▶ _WHAT IS NEEDED_:
Will you quote precisely the lines that run from the top of the material below to the line containing "import numpy as np", both ends included?

* * * *

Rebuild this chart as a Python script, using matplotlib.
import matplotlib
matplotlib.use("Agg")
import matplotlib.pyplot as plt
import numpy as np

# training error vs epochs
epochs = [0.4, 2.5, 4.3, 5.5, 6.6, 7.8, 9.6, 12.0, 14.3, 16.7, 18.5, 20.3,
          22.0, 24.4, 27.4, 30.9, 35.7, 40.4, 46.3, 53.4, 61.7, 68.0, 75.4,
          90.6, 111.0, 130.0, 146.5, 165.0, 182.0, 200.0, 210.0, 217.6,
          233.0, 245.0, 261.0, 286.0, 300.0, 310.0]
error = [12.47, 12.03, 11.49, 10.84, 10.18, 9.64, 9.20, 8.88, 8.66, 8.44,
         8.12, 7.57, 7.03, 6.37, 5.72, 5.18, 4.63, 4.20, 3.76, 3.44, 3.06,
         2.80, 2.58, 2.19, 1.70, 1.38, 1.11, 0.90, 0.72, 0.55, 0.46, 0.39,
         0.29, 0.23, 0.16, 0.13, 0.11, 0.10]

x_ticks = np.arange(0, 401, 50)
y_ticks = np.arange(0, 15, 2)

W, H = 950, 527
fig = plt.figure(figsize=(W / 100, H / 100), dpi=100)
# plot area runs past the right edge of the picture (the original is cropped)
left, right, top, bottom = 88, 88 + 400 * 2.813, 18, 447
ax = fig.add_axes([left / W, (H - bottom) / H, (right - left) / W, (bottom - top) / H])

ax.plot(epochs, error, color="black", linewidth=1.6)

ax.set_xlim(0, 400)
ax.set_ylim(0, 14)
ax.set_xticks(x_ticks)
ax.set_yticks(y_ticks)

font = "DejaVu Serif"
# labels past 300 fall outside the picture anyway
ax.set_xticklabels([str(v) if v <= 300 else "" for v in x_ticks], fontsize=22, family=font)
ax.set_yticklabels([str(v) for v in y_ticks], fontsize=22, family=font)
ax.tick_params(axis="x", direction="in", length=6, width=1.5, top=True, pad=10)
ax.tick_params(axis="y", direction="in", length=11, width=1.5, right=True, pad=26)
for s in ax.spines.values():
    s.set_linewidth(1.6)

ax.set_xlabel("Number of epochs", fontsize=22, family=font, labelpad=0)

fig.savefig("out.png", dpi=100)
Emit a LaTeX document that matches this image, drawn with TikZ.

* * * *

▶ _REPLY TO THE TASK_:
Rebuild this chart as a Python script, using matplotlib.
import matplotlib
matplotlib.use("Agg")
import matplotlib.pyplot as plt
import numpy as np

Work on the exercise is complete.